22 January 2025
Sentenced to lengthy spells when coping with action-filled thriller
Shorter sentences are all the rage among the judiciary and the anti-jail do-gooders. They are also something long recommended (and widely practiced) among most forms of writing.
After all, brevity is the path to comprehension.
But there are always the recidivists and mavericks. The pseudononymous Elly Conway, alleged creator of the excessively hyped Argylle, is definitely one who merits being placed firmly in the latter category.
She, or more correctly they in view of later revelations, wallows in words. Whole grab bags of them. Rocketing along without pause for punctuation.
Descriptions tumble forth, torrents of word after word. There is barely a pause for breath or, at times, even a humble comma. And certainly not a sentence-ending full point.
The style is very much in the blockbuster vein of crime/thriller writing which assails readers with mountains of facts to compensate for the absence of narrative substance.
It not enough simply to mention the villains have a weapon. To state that they are armed with gun, knife, crossbow, numchukka, spear, taser. grenade, or poisonous spray and so on.
Instead, the minutest details are deemed essential. Page after mind-numbing pages of them.
It is like reading a manufacturer’s manual. Thankfully it stops short of describing the weapon designer’s favourite breakfast food.
In general, twenty words seems to be the maximum sentence length preferred to ensure comprehension and clarity. It is a flexible figure and far from dogma set in stone.
Exceeding the suggested twenty words is acceptable . . . but sixty?? That is ridiculous excess.
As for ninety-eight . . . that is totally unacceptable. So many ideas and descriptions are crammed into a single sentence of this length that it demands to be read several times to be fully understood.
Where was the editor? After all, this is not some self-published and self-edited book, but one bearing the imprint of a mainstream publishing house.
Ninety-eight words in a single sentence make much of Argylle read like the script for a fast-moving action-packed chase movie rather than a carefully composed addition to the crime fiction genre.
Noticeably the previews quoted on the book’s cover tend to concentrate on its length (“an old fashioned blockbuster” from the Financial Times) action (“never lets up for a moment” according to the Daily Mail) and cinematic similarities (“brilliant set pieces worthy of a Bond film” says Choice magazine).
A trio of critiques that avoid any comments on its literary merits, or even its narrative appeal. It simply barrels along from one preposterous slice of action to another. Wham! Bam! K-pow! Boom! Next please.
It hurtles preposterously from one set piece to another as its cardboard cutout “heroes” travel the globe to find and retrieve a fabled Russian treasure being sought of an evil oligarch intent on using it to catastrophic ends.
Incredibly this bunch of stop-at-nothing renegades has been hand-picked by “the CIA’s most legendary spymaster”. And that’s the least of the fantasies propping up this succession of over the top set pieces.

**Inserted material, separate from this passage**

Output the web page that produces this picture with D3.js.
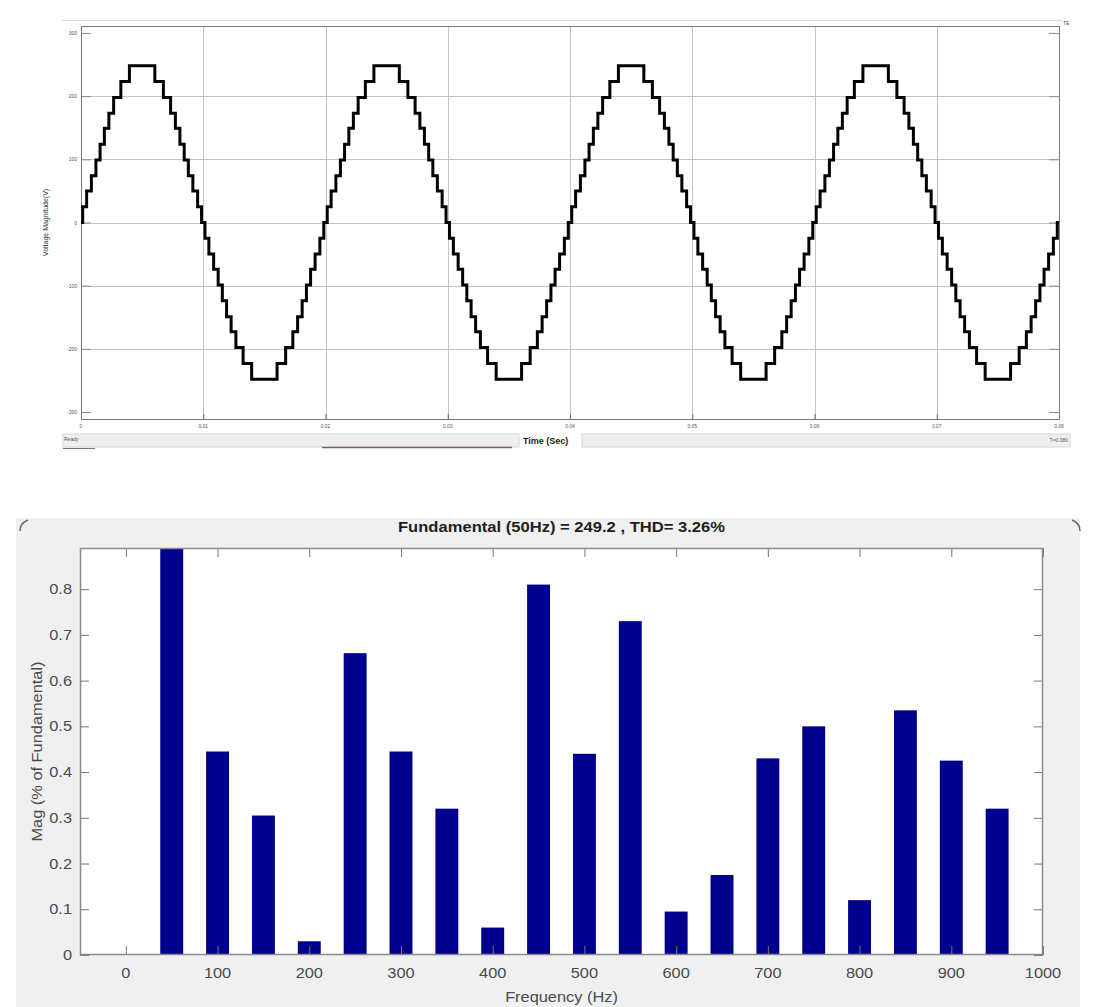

The best of all is probably the brief note stating that author New Yorker Elly Conway wrote this, her first novel, “while working as a waitress in a late night diner”.
Which is a lovely conceit when it has since been revealed that it represents the combined talents of Australian novelist and screenwriter Terry Hayes and British writer of psychological thrillers, Tammy Cohen.
It was written at the behest of moviemaker Matthew Vaughn to accompany his film telling the story of spy novelist Elly Conway. A plot which surpasses that of the action-thriller at the centre of this maze.
Non-stop pace, endless action and characters beyond belief propel the tale at almost supersonic speed. There’s not a moment in which to take a breath or stop to consider its ridiculous nature.
It’s a doorstopper of a book readymade for long-haul travellers and insomniacs. And you can always skip those wordy sentences.
** Note: The movie Argyll is referred to in some reviews as a comedy.